§ **WRITTEN INSTRUCTION**
Lines that include the word "with" are the ones to copy.
** begin **
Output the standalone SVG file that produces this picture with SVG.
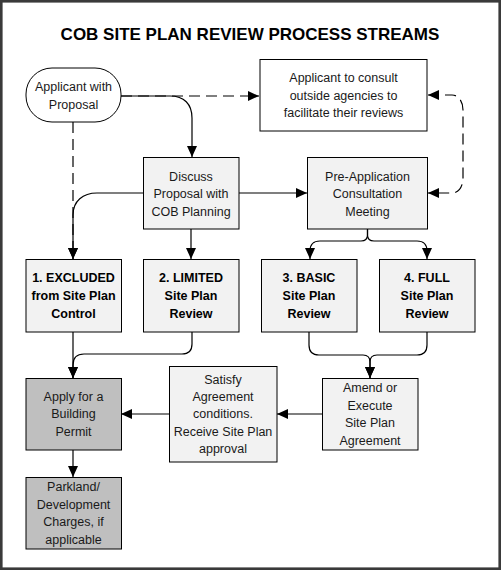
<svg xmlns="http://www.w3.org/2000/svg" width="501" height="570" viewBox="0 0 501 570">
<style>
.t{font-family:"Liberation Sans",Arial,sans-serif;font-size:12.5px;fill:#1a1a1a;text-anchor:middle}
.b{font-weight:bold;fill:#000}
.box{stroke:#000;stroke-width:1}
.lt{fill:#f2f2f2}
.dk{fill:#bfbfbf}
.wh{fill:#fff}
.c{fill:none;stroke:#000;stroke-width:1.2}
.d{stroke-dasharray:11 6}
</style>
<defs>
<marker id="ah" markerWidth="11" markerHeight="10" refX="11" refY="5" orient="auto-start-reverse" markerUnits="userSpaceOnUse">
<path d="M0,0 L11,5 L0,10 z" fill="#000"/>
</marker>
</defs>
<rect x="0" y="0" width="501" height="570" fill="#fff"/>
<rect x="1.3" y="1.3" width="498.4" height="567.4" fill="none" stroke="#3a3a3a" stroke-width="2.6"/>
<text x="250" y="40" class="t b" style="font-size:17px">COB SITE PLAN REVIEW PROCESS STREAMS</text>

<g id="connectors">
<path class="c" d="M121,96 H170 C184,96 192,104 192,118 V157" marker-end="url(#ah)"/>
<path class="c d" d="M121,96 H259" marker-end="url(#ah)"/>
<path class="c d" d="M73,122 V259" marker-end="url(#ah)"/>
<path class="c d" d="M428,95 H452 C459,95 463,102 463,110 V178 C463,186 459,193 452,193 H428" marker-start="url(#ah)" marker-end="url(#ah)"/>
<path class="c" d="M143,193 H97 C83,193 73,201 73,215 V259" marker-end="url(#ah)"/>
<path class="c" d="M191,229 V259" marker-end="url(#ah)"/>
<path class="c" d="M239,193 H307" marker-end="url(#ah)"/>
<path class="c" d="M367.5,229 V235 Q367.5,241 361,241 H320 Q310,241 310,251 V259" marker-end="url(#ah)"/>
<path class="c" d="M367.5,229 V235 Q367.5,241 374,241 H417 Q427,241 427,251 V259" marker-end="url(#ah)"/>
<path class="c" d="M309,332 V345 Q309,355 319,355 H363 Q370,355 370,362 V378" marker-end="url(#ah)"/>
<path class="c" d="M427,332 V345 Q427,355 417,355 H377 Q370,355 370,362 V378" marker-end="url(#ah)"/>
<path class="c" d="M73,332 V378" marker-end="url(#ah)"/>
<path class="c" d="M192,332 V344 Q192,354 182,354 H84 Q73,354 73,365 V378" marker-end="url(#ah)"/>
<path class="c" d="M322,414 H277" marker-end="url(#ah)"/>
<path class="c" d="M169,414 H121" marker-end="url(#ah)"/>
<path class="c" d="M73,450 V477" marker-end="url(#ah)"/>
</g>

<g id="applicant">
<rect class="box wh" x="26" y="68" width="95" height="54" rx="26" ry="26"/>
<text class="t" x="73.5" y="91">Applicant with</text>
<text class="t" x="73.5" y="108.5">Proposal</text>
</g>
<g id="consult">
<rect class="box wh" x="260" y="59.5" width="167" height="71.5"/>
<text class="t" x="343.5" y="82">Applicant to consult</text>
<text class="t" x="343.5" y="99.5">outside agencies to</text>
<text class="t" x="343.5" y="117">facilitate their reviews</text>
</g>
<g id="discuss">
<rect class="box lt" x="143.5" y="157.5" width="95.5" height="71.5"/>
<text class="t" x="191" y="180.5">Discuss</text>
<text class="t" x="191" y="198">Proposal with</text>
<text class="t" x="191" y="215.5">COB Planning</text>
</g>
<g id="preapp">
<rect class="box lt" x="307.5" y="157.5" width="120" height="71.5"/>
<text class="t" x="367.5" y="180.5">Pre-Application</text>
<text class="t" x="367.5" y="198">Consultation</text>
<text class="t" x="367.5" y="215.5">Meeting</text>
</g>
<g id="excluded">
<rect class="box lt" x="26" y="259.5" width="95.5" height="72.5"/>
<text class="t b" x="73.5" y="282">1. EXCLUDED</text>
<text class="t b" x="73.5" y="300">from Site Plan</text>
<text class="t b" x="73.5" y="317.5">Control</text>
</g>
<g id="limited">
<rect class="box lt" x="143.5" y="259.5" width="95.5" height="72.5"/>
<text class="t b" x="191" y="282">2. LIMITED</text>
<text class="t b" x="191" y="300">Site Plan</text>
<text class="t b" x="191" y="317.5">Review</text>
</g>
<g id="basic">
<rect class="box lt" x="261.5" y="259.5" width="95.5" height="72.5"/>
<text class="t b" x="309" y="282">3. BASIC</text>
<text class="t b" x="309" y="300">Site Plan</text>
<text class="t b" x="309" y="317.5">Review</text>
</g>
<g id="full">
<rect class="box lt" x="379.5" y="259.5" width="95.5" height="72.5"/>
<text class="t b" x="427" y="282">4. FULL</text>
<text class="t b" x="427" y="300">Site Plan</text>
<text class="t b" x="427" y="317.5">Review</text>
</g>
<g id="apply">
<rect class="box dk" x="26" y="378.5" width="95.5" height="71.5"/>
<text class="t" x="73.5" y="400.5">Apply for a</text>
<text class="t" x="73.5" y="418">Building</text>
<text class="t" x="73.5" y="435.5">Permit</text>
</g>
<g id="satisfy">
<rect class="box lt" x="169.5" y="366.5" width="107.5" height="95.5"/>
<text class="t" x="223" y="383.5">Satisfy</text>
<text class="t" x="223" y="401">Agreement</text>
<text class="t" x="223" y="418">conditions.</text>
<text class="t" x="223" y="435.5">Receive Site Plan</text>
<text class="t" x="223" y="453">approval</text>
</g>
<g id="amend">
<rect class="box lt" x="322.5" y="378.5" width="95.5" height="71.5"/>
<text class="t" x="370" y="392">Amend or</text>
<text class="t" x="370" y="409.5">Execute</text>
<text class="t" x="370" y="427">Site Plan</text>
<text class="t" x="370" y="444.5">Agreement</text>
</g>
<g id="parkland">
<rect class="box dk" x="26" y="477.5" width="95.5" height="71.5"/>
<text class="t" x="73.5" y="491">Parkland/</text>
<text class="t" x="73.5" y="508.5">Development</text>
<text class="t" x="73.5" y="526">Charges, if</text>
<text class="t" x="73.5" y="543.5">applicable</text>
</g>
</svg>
** end **
§ **OUTPUT FOR THIS TASK**
Output the standalone SVG file that produces this picture with SVG.
<text class="t" x="73.5" y="91">Applicant with</text>
<text class="t" x="191" y="198">Proposal with</text>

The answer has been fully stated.